FAIRMONT, W.Va. — Fairmont State junior and Boone County native Taylor Raby is glad she’s able to handle a full-time schedule–something that some students either aren’t able to or choose not to do.
“I thought it was really important just to be able to graduate on time,” she said. “I’m actually going to be able to graduate early, hopefully.”
The upperclassmen was one of nine students to talk with Dr. Paul Hill, Chancellor of the West Virginia Higher Education Policy Commission, on Thursday during a sit-down meeting to emphasize the importance of taking at least fifteen credit hours each semester.
“In our initial survey across the state of West Virginia–all of the public colleges and universities–we found that 42 percent of the students were not taking 15 or more hours per semester,” Dr. Hill said.

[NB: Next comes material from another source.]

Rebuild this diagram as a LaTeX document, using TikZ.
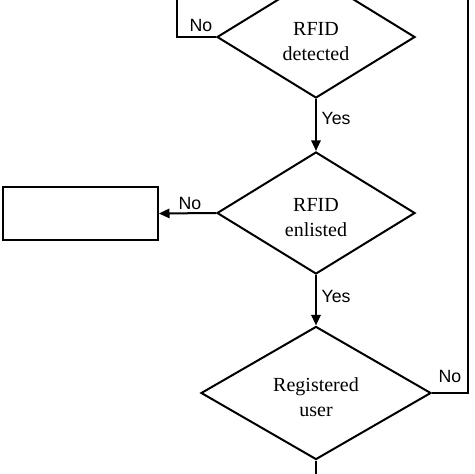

“We think there’s probably a good percentage of those students that could finish faster, really achieve their career goals much sooner, if they were a little bit more focused on taking those hours.”
Raby agrees. That’s why she is advocating for the ‘Fifteen to Finish’ program, which is a feature of College Foundation of West Virginia.
“I just want to help them promote it because it’s a good program,” she said. “And, you know, it’s less money if you graduate in four years.”
Reducing college costs is a common theme at a time when student loan debt, now at 1.2 trillion dollars, has surpassed credit card debt in the United States.